Con los niños siempre conviene estar alerta. Mi hija, que contó hace un par de meses más de sesenta banderas de España desde casa de su prima hasta la nuestra, me preguntó de regreso a qué se debía el curioso y contagioso fenómeno, y por qué nosotros aún no habíamos puesto la nuestra en el balcón o si estábamos obligados a hacerlo. Hace poco, camino del colegio, se fijó en una de las banderas que aparecían a nuestro paso, recordó el tema y me preguntó sin rodeos: “Papá, ¿en lo de Cataluña hemos ganado los buenos o al final se han ido los malos?”. Para entonces ya no recordaba la respuesta que le di en su momento, aunque sí que traté de ser lo más imparcial y realista posible, por lo que deduje que sus conclusiones se debían a cierta contaminación ambiental a partir de las conversaciones de adultos que llegaban a sus oídos, pese a lo cual no tuve más remedio que reconocerle: “De momento ganamos los buenos”.

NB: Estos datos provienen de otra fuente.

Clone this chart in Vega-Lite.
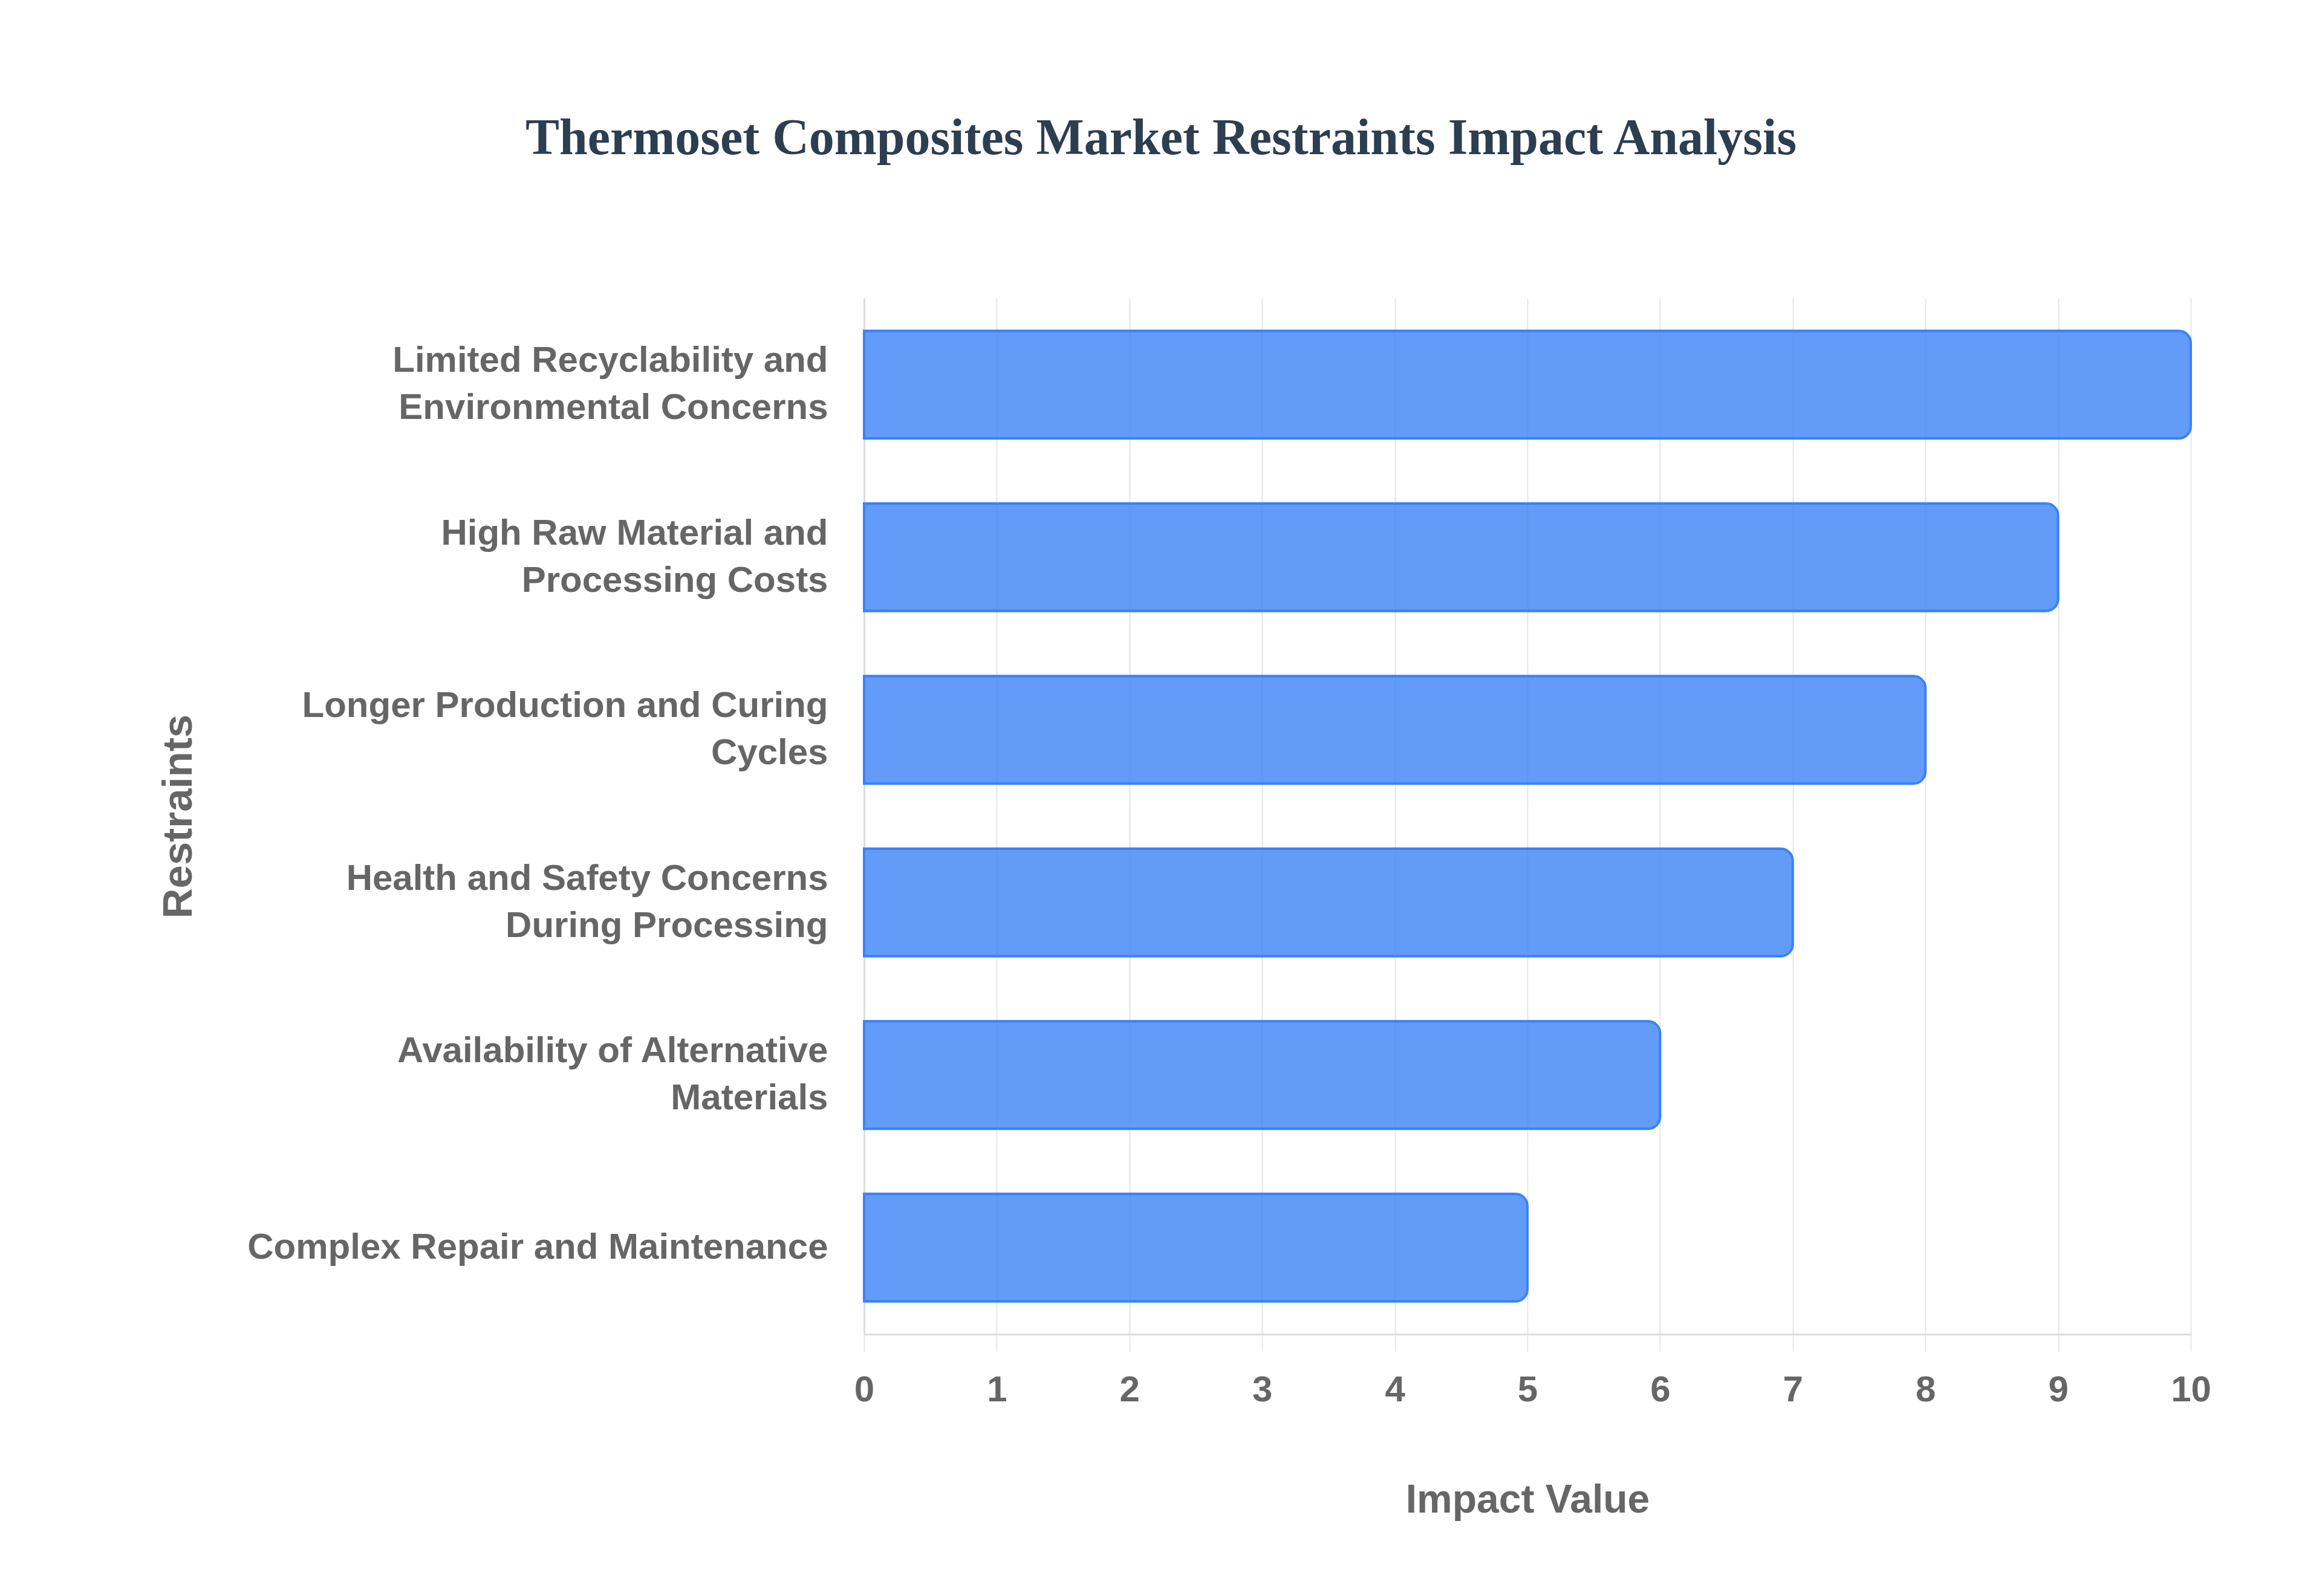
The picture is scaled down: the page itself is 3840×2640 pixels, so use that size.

Carles Puigdemont, que nunca llegó a alcanzar categoría ni para estar entre los malos, de tan mediocre, también se ha colado en el telediario tras los sucesos de Israel, aunque en este caso no ha sido el público infantil el que ha dado su dictamen, sino una de mis tías, asqueada con sus salidas de tono y harta del monotema catalán. Ella, que no ha alcanzado aún la edad de Rafael Sánchez Ferlosio, aunque confiamos en ello, bien podría hacer suyas sus palabras de esta semana: “Cataluña me aburre mucho. Es más aburrido que un partido con empate a cero... Es un coñazo”. Y si no lo dijo es porque había demasiados niños delante.
En realidad, no me preocupa tanto lo que escuchen de nosotros o interpreten inocentemente de las noticias, como que en el colegio no sean capaces de enseñarles a pensar por sí mismos y a saber diferenciar entre lo auténtico y lo falso. El mundo ya está lo suficientemente loco como para que no sepan afrontarlo por sí mismos.